The calculator uses the classic Euclidean algorithm, which is both fast and exact:

  • For a pair (a, b), repeatedly apply:a = q·b + r and replace (a, b) with (b, r) until r = 0. The last nonzero b is the GCD.
  • For multiple numbers, it reduces left-to-right:gcd(a, b, c, ...) = gcd(gcd(a, b), c, ...).
  • Handles zeros using the standard rules:gcd(a, 0) = a for a ≥ 0, and gcd(0, 0) is shown as 0 by convention.

This is the same method taught in textbooks and used in real math libraries, so the result is both rigorous and familiar.

Reduction Stages & Step-by-Step View

To make the process transparent, the GCD Calculator shows:

  • A final GCD with formatted, easy-to-read digits.
  • Reduction stages for each pairwise gcd step (e.g. starting with the first two numbers, then combining that result with the next).
  • For each stage, a table of:a, b, quotient q, and remainder r for every Euclidean iteration until r = 0.
  • Notes for cases where no extra steps are needed (e.g. when one number already divides the other).

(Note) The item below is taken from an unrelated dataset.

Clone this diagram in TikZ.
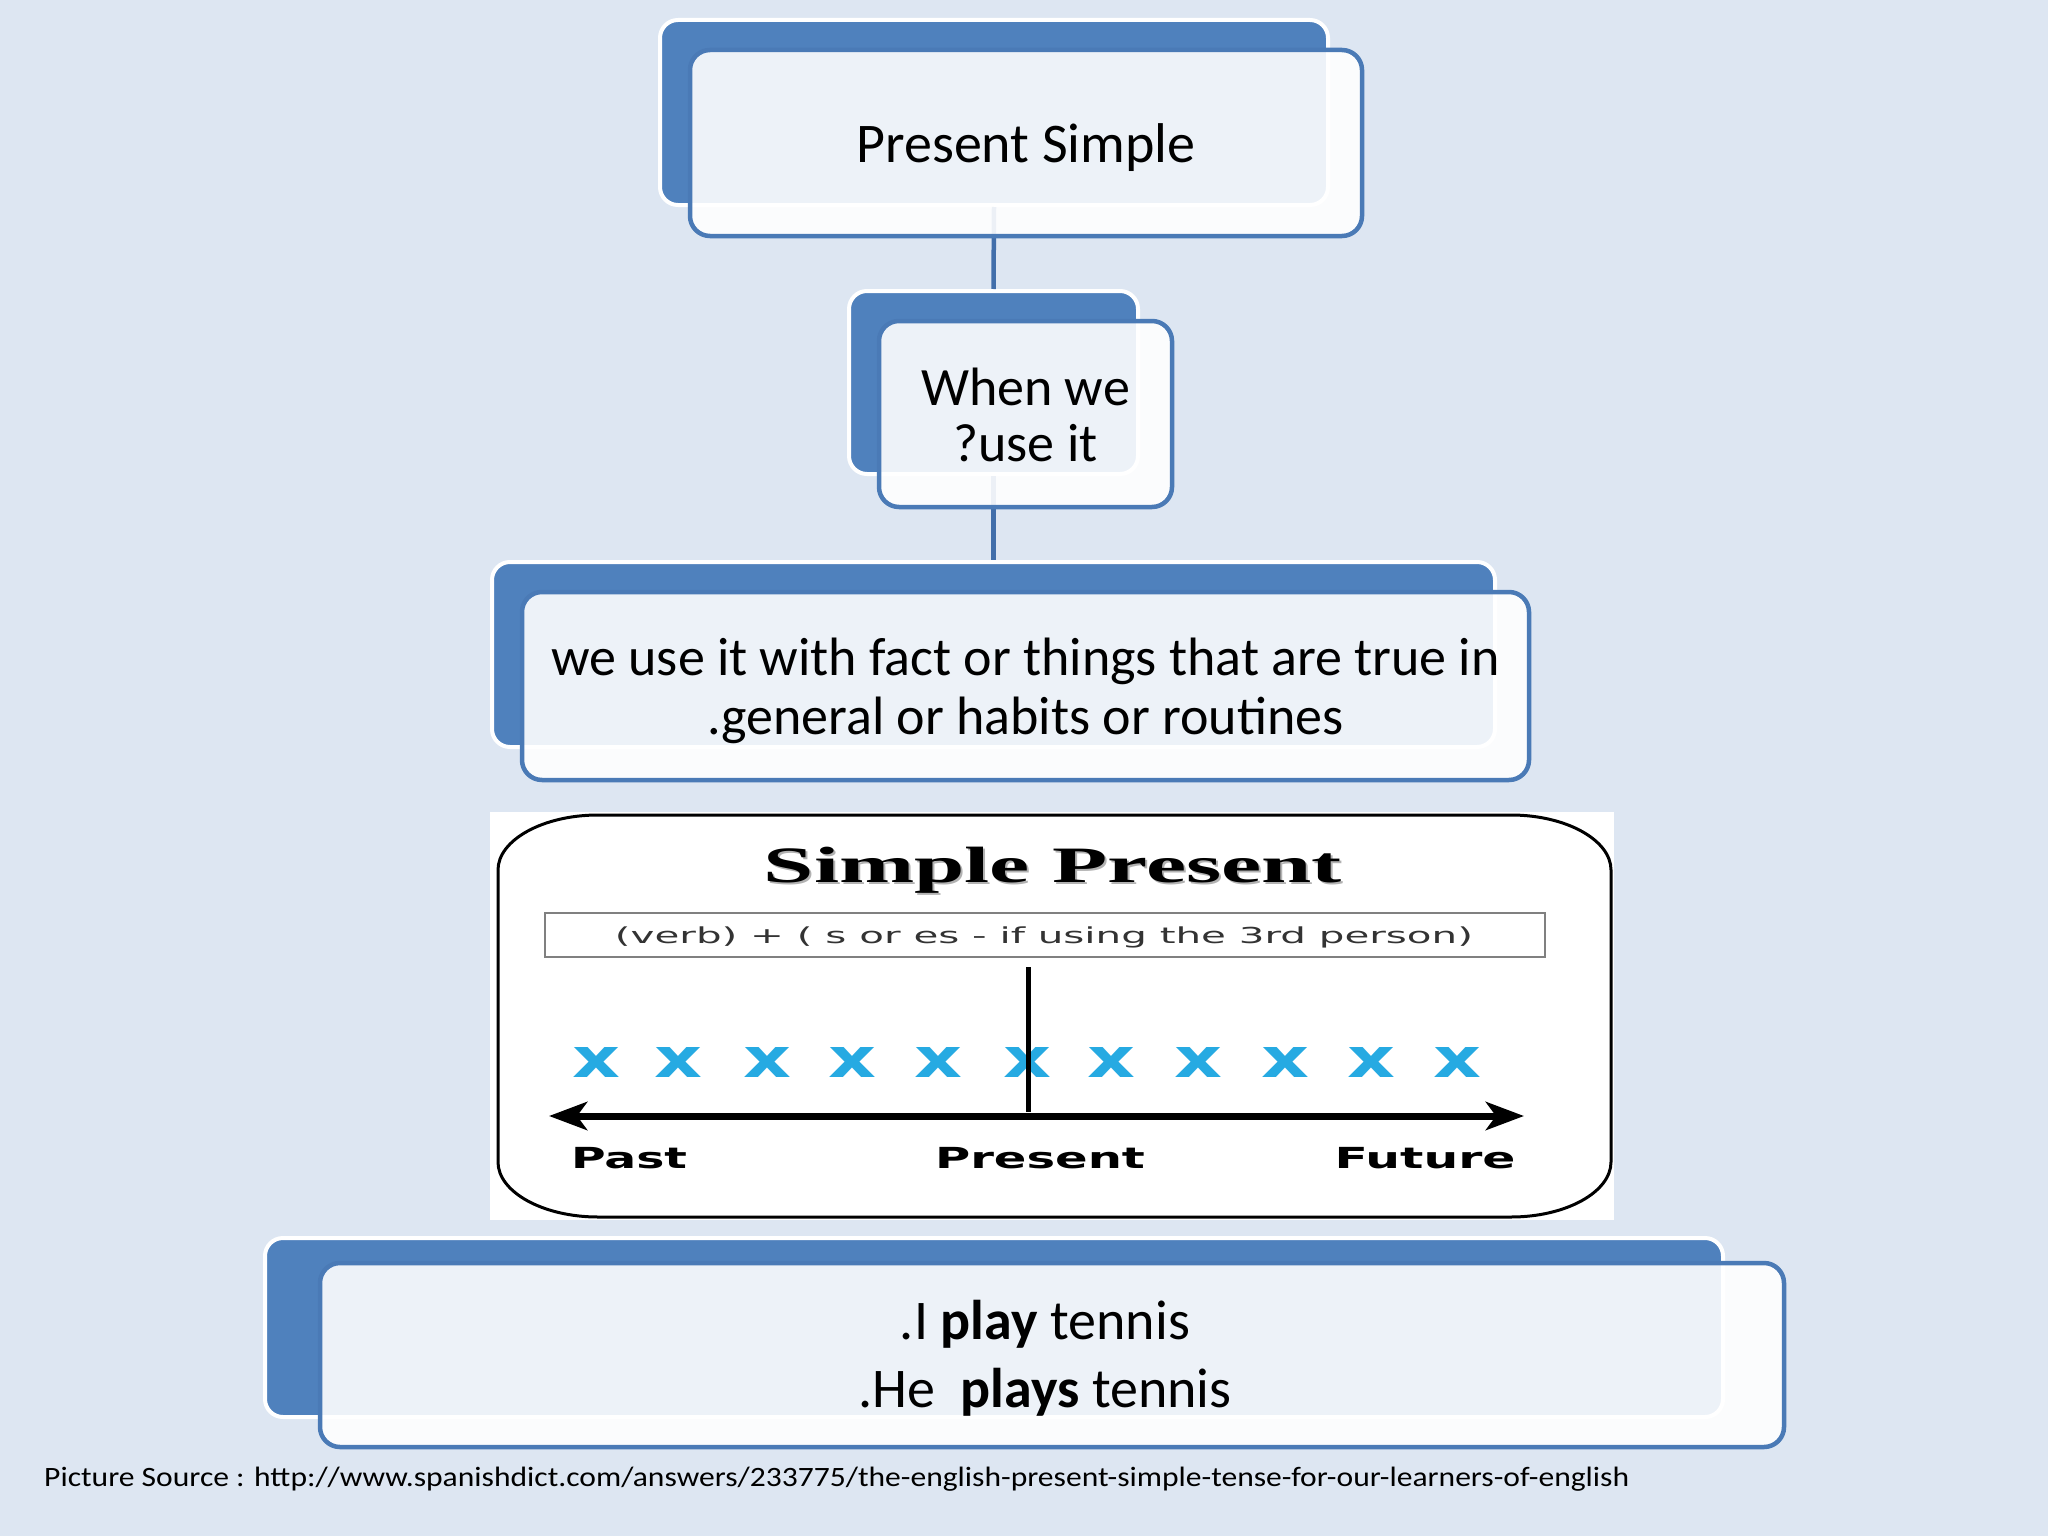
\documentclass[tikz,border=0pt]{standalone}
\usepackage{fontspec}
\usepackage{graphicx}
\setmainfont{Carlito}
\newfontfamily\timesf{Liberation Serif}
\newfontfamily\dejaf{DejaVu Sans}
\usetikzlibrary{arrows.meta}
\definecolor{bgc}{RGB}{221,230,242}
\definecolor{boxblue}{RGB}{79,129,189}
\definecolor{edgeblue}{RGB}{74,122,182}
\definecolor{connc}{RGB}{65,110,170}
\definecolor{xcyan}{RGB}{38,170,226}
\begin{document}
\begin{tikzpicture}[x=1pt,y=-1pt,
 backbox/.style={draw=white, line width=4pt, fill=boxblue, rounded corners=18pt, inner sep=0pt},
 frontbox/.style={draw=edgeblue, line width=4.5pt, fill=white, fill opacity=0.9, rounded corners=20pt, inner sep=0pt},
 boxtext/.style={inner sep=0pt, align=center, text=black},
 conn/.style={draw=connc, line width=4.5pt},
 xmark/.style={text=xcyan, anchor=base, inner sep=0pt, font=\dejaf\bfseries\fontsize{40}{40}\selectfont},
 tlabel/.style={anchor=base, inner sep=0pt, font=\dejaf\bfseries\fontsize{29}{29}\selectfont}]
\fill[bgc] (0,0) rectangle (2048,1536);
\useasboundingbox (0,0) rectangle (2048,1536);

% back boxes
\node[backbox, minimum width=668pt, minimum height=185pt] (b1) at (994,112.5) {};
\node[backbox, minimum width=289pt, minimum height=183pt] (b2) at (993.5,382.5) {};
\node[backbox, minimum width=1003pt, minimum height=185pt] (b3) at (993.5,654.5) {};
\node[backbox, minimum width=1458pt, minimum height=179pt] (b4) at (994,1327.5) {};

% connectors
\draw[conn] (b1.south) -- (b2.north);
\draw[conn] (b2.south) -- (b3.north);

% front boxes
\node[frontbox, minimum width=672pt, minimum height=186pt] (f1) at (1026,143) {};
\node[frontbox, minimum width=293pt, minimum height=186pt] (f2) at (1025.5,414) {};
\node[frontbox, minimum width=1007pt, minimum height=188pt] (f3) at (1025.5,686) {};
\node[frontbox, minimum width=1464pt, minimum height=184pt] (f4) at (1052,1355) {};

% box texts
\node[boxtext, font=\fontsize{56}{60}\selectfont] (t1) at ([shift={(0,5)}]f1.center) {Present Simple};
\node[boxtext, font=\fontsize{54}{56}\selectfont] (t2) at ([shift={(0,1)}]f2.center) {When we\\?use it};
\node[boxtext, font=\fontsize{54}{59}\selectfont] (t3) at ([shift={(0,5)}]f3.center) {we use it with fact or things that are true in\\.general or habits or routines};
\node[boxtext, font=\fontsize{56}{68}\selectfont] (t4) at ([shift={(-7,3)}]f4.center) {.I \textbf{play} tennis\\.He\ \ \textbf{plays} tennis};

% embedded picture
\fill[white] (490,812) rectangle (1614,1220);
\draw[line width=3pt, black] (598,815) -- (1511,815)
  .. controls (1566,815) and (1611,840) .. (1611,870) -- (1611,1162)
  .. controls (1611,1192) and (1566,1217) .. (1511,1217) -- (598,1217)
  .. controls (543,1217) and (498,1192) .. (498,1162) -- (498,870)
  .. controls (498,840) and (543,815) .. (598,815) -- cycle;
\node[anchor=base, inner sep=0pt, text=black!30, font=\timesf\bfseries\fontsize{51}{51}\selectfont] (titleshadow) at (1055,884) {\resizebox{578pt}{\height}{Simple Present}};
\node[anchor=base, inner sep=0pt, font=\timesf\bfseries\fontsize{51}{51}\selectfont] (title) at (1053,882) {\resizebox{578pt}{\height}{Simple Present}};
\node[draw=black!50, line width=2pt, minimum width=1000pt, minimum height=44pt, inner sep=0pt] (formbox) at (1045,935) {};
\node[anchor=base, inner sep=0pt, text=black!80, font=\dejaf\fontsize{22}{22}\selectfont] (formula) at (1044,943) {\resizebox{858pt}{\height}{(verb) + ( s or es - if using the 3rd person)}};
\coordinate (nowtop) at (1028,967);
\coordinate (nowbot) at (1028,1112);
\coordinate (pastend) at (549,1116);
\coordinate (futend) at (1524,1116);
\foreach \xx [count=\i] in {596,678,767,852,938,1027,1111,1198,1285,1371,1457}
  \node[xmark] (x\i) at (\xx,1077) {\resizebox{48pt}{30pt}{x}};
\draw[line width=5pt] (nowtop) -- (nowbot);
\draw[line width=7pt, {Stealth[length=38pt,width=28pt,inset=10pt]}-{Stealth[length=38pt,width=28pt,inset=10pt]}] (pastend) -- (futend);
\node[tlabel] (past) at (629,1168) {\resizebox{116pt}{\height}{Past}};
\node[tlabel] (present) at (1040,1168) {\resizebox{210pt}{\height}{Present}};
\node[tlabel] (future) at (1425,1168) {\resizebox{181pt}{\height}{Future}};

% footer
\node[anchor=base west, inner sep=0pt, font=\fontsize{28}{28}\selectfont] (source) at (44,1486) {\resizebox{1585pt}{\height}{Picture Source : http://www.spanishdict.com/answers/233775/the-english-present-simple-tense-for-our-learners-of-english}};
\end{tikzpicture}
\end{document}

This mirrors how you'd solve GCD problems by hand and makes it easy to trace exactly why the final answer is correct.

Practical Use Cases

The GCD Calculator is useful for:

  • Checking homework and exam solutions in arithmetic and number theory.
  • Simplifying fractions by dividing numerator and denominator by their GCD.
  • Exploring coprime numbers, modular arithmetic, and cryptography basics.
  • Any situation where you need a reliable GCD for multiple large integers.

Scope & Limitations

To keep the tool predictable and educational:

  • Works with nonnegative integers only; signs are normalized.
  • Uses the Euclidean algorithm within a defined numeric range for speed and stability.
  • Does not directly compute LCM here; use a dedicated LCM calculator for that.
  • Not intended as arbitrary-precision or symbolic algebra software.

Educational Insight

Understanding GCD is central to simplifying fractions, solving Diophantine equations, and working with modular arithmetic. By exposing the full Euclidean steps and reduction stages, this GCD Calculator turns an abstract algorithm into a clear, visual explanation—making it easier to learn, teach, and trust the result.